# Module 4: Data Wrangling Part 1
## How to Clean and Manipulate your Data in R
## Hawken Hass
## University of North Carolina Wilmington

# Cleaning Your Data
Cleaning your data is an essential part of data analysis. Before you can run any analysis your data must be structured in a certain way. This will ensure that your analyses will run smoothly in any program. First, let's take a look at some messy data. This data file summarizes average monthly rainfall between the years of 2001 and 2019 in two different lakes: Lake Victoria and Lake Simiyu.

In [None]:
library(readxl)
read_excel("messy-data.xlsx")

You can see there are a few things wrong with this data set.

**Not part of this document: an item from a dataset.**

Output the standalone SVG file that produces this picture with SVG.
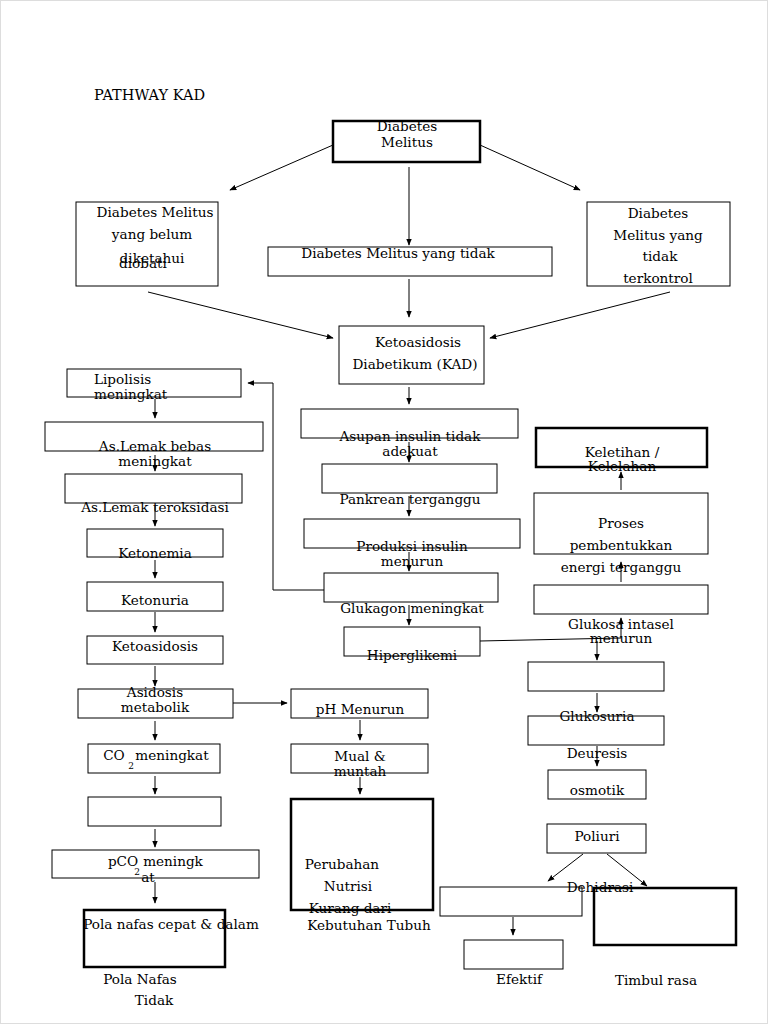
<svg xmlns="http://www.w3.org/2000/svg" width="768" height="1024" viewBox="0 0 768 1024">
<defs>
<marker id="a" viewBox="0 0 10 10" refX="9" refY="5" markerWidth="7" markerHeight="7" orient="auto"><path d="M0,1 L10,5 L0,9 z" fill="#000"/></marker>
</defs>
<style>
text{font-family:"DejaVu Serif","Liberation Serif",serif;font-size:13.6px;fill:#000;text-anchor:middle}
.l{text-anchor:start}
rect{fill:none;stroke:#000;stroke-width:1}
.t{stroke-width:2.5}
line,polyline{stroke:#000;stroke-width:1;fill:none}
.s{font-size:9px}
</style>
<rect x="0.5" y="0.5" width="767" height="1023" style="stroke:#ddd"/>
<text class="l" x="94" y="100" style="font-size:14.5px">PATHWAY KAD</text>
<g id="connectors">
<line x1="333" y1="145" x2="230" y2="190" marker-end="url(#a)"/>
<line x1="480" y1="145" x2="580" y2="190" marker-end="url(#a)"/>
<line x1="409" y1="167" x2="409" y2="245" marker-end="url(#a)"/>
<line x1="148" y1="292" x2="333" y2="338" marker-end="url(#a)"/>
<line x1="409" y1="279" x2="409" y2="317" marker-end="url(#a)"/>
<line x1="670" y1="292" x2="490" y2="338" marker-end="url(#a)"/>
<line x1="409" y1="387" x2="409" y2="404" marker-end="url(#a)"/>
<line x1="409" y1="442" x2="409" y2="462" marker-end="url(#a)"/>
<line x1="409" y1="496" x2="409" y2="516" marker-end="url(#a)"/>
<line x1="409" y1="552" x2="409" y2="571" marker-end="url(#a)"/>
<line x1="409" y1="605" x2="409" y2="625" marker-end="url(#a)"/>
<polyline points="324,590 273,590 273,383 248,383" marker-end="url(#a)"/>
<line x1="155" y1="399" x2="155" y2="418" marker-end="url(#a)"/>
<line x1="155" y1="455" x2="155" y2="471" marker-end="url(#a)"/>
<line x1="155" y1="506" x2="155" y2="526" marker-end="url(#a)"/>
<line x1="155" y1="560" x2="155" y2="578" marker-end="url(#a)"/>
<line x1="155" y1="612" x2="155" y2="632" marker-end="url(#a)"/>
<line x1="155" y1="666" x2="155" y2="686" marker-end="url(#a)"/>
<line x1="233" y1="703" x2="287" y2="703" marker-end="url(#a)"/>
<line x1="155" y1="721" x2="155" y2="740" marker-end="url(#a)"/>
<line x1="155" y1="776" x2="155" y2="794" marker-end="url(#a)"/>
<line x1="155" y1="829" x2="155" y2="847" marker-end="url(#a)"/>
<line x1="155" y1="882" x2="155" y2="903" marker-end="url(#a)"/>
<line x1="360" y1="720" x2="360" y2="740" marker-end="url(#a)"/>
<line x1="360" y1="777" x2="360" y2="794" marker-end="url(#a)"/>
<line x1="621" y1="490" x2="621" y2="472" marker-end="url(#a)"/>
<line x1="621" y1="582" x2="621" y2="562" marker-end="url(#a)"/>
<line x1="480" y1="641" x2="621" y2="638"/>
<line x1="621" y1="638" x2="621" y2="618" marker-end="url(#a)"/>
<line x1="597" y1="641" x2="597" y2="660" marker-end="url(#a)"/>
<line x1="597" y1="693" x2="597" y2="712" marker-end="url(#a)"/>
<line x1="597" y1="746" x2="597" y2="766" marker-end="url(#a)"/>
<line x1="583" y1="854" x2="548" y2="881" marker-end="url(#a)"/>
<line x1="607" y1="854" x2="647" y2="886" marker-end="url(#a)"/>
<line x1="513" y1="917" x2="513" y2="935" marker-end="url(#a)"/>
</g>
<g id="dm"><rect class="t" x="333" y="121" width="147" height="41"/><text x="407" y="131">Diabetes</text><text x="407" y="147">Melitus</text></g>
<g id="dm1"><rect x="76" y="202" width="142" height="84"/><text x="155" y="217">Diabetes Melitus</text><text x="152" y="239">yang belum</text><text x="152" y="263">diketahui</text><text x="143" y="268">diobati</text></g>
<g id="dm2"><rect x="268" y="247" width="284" height="29"/><text x="398" y="258">Diabetes Melitus yang tidak</text></g>
<g id="dm3"><rect x="587" y="202" width="143" height="84"/><text x="658" y="218">Diabetes</text><text x="658" y="240">Melitus yang</text><text x="660" y="261">tidak</text><text x="658" y="283">terkontrol</text></g>
<g id="kad"><rect x="339" y="326" width="145" height="58"/><text x="418" y="347">Ketoasidosis</text><text x="415" y="369">Diabetikum (KAD)</text></g>
<g id="asupan"><rect x="301" y="409" width="217" height="29"/><text x="410" y="441">Asupan insulin tidak</text><text x="410" y="456">adekuat</text></g>
<g id="pankrean"><rect x="322" y="464" width="175" height="29"/><text x="410" y="504">Pankrean terganggu</text></g>
<g id="produksi"><rect x="304" y="519" width="216" height="29"/><text x="412" y="551">Produksi insulin</text><text x="412" y="566">menurun</text></g>
<g id="glukagon"><rect x="324" y="573" width="174" height="29"/><text x="412" y="613">Glukagon meningkat</text></g>
<g id="hiper"><rect x="344" y="627" width="136" height="29"/><text x="412" y="660">Hiperglikemi</text></g>
<g id="lipo"><rect x="67" y="369" width="174" height="28"/><text class="l" x="94" y="384">Lipolisis</text><text class="l" x="94" y="399">meningkat</text></g>
<g id="lemak"><rect x="45" y="422" width="218" height="29"/><text x="155" y="451">As.Lemak bebas</text><text x="155" y="466">meningkat</text></g>
<g id="oksid"><rect x="65" y="474" width="177" height="29"/><text x="155" y="512">As.Lemak teroksidasi</text></g>
<g id="ketonemia"><rect x="87" y="529" width="136" height="28"/><text x="155" y="558">Ketonemia</text></g>
<g id="ketonuria"><rect x="87" y="582" width="136" height="29"/><text x="155" y="605">Ketonuria</text></g>
<g id="ketoasid"><rect x="87" y="636" width="136" height="28"/><text x="155" y="651">Ketoasidosis</text></g>
<g id="asidosis"><rect x="78" y="689" width="155" height="29"/><text x="155" y="697">Asidosis</text><text x="155" y="712">metabolik</text></g>
<g id="co2"><rect x="88" y="744" width="132" height="29"/><text x="114" y="760">CO</text><text class="s" x="131" y="769">2</text><text x="172" y="760">meningkat</text></g>
<g id="empty1"><rect x="88" y="797" width="133" height="29"/></g>
<g id="pco2"><rect x="52" y="850" width="207" height="28"/><text x="123" y="866">pCO</text><text x="173" y="866">meningk</text><text class="s" x="137" y="875">2</text><text x="148" y="882">at</text></g>
<g id="pola"><rect class="t" x="84" y="910" width="141" height="57"/><text x="171" y="929">Pola nafas cepat &amp; dalam</text><text x="140" y="984">Pola Nafas</text><text x="154" y="1005">Tidak</text></g>
<g id="ph"><rect x="291" y="689" width="137" height="29"/><text x="360" y="714">pH Menurun</text></g>
<g id="mual"><rect x="291" y="744" width="137" height="29"/><text x="360" y="761">Mual &amp;</text><text x="360" y="776">muntah</text></g>
<g id="nutrisi"><rect class="t" x="291" y="799" width="142" height="111"/><text x="342" y="869">Perubahan</text><text x="348" y="891">Nutrisi</text><text x="350" y="913">Kurang dari</text><text x="369" y="930">Kebutuhan Tubuh</text></g>
<g id="keletihan"><rect class="t" x="536" y="428" width="171" height="39"/><text x="622" y="457">Keletihan /</text><text x="622" y="471">Kelelahan</text></g>
<g id="proses"><rect x="534" y="493" width="174" height="61"/><text x="621" y="528">Proses</text><text x="621" y="550">pembentukkan</text><text x="621" y="572">energi terganggu</text></g>
<g id="glukosa"><rect x="534" y="585" width="174" height="29"/><text x="621" y="629">Glukosa intasel</text><text x="621" y="643">menurun</text></g>
<g id="empty2"><rect x="528" y="662" width="136" height="29"/></g>
<g id="glukosuria"><rect x="528" y="716" width="136" height="29"/><text x="597" y="721">Glukosuria</text><text x="597" y="758">Deuresis</text></g>
<g id="osmotik"><rect x="548" y="770" width="98" height="29"/><text x="597" y="795">osmotik</text></g>
<g id="poliuri"><rect x="547" y="824" width="99" height="29"/><text x="597" y="841">Poliuri</text><text x="600" y="892">Dehidrasi</text></g>
<g id="empty3"><rect x="440" y="887" width="142" height="29"/></g>
<g id="efektif"><rect x="464" y="940" width="99" height="29"/><text x="519" y="984">Efektif</text></g>
<g id="timbul"><rect class="t" x="594" y="888" width="142" height="57"/><text x="656" y="985">Timbul rasa</text></g>
</svg>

- The column headers are not accurate
- There is no data in row one
- The headers are in row two
- The month and period columns are combined into one column
- The total rainfall for each lake is rounded to different decimal points in some rows
- Some rows have characters (mm) while others do not
- The data is in wide format

Clearly this data set needs some serious tidying. But first, what does a tidy data set look like?

## Tidy Data

A tidy data set has two key features:

- Each variable is saved in its own column 
- Each variable is saved in its own row

This structure is specifically called long format, in which each observation has its own row. For example, in our data set there are 12 observations of rainfall for each lake. Therefore, we need 24 rows in our data set. Additionally, each variable needs to be saved in its own column. Thus, we need to create a column that denotes which group (Lake Victoria or Lake Simiyu) each observation belongs to. The data frame below shows what this data will look like once it is cleaned.

In [None]:
read.table("clean_data.txt")

This looks much better! You'll notice all rainfall observations are in one column and each observation has its own row. Additionally, we have a column denoting group membership. This data is ready for analysis. So how did I get here? We are going to use a package called "tidyr".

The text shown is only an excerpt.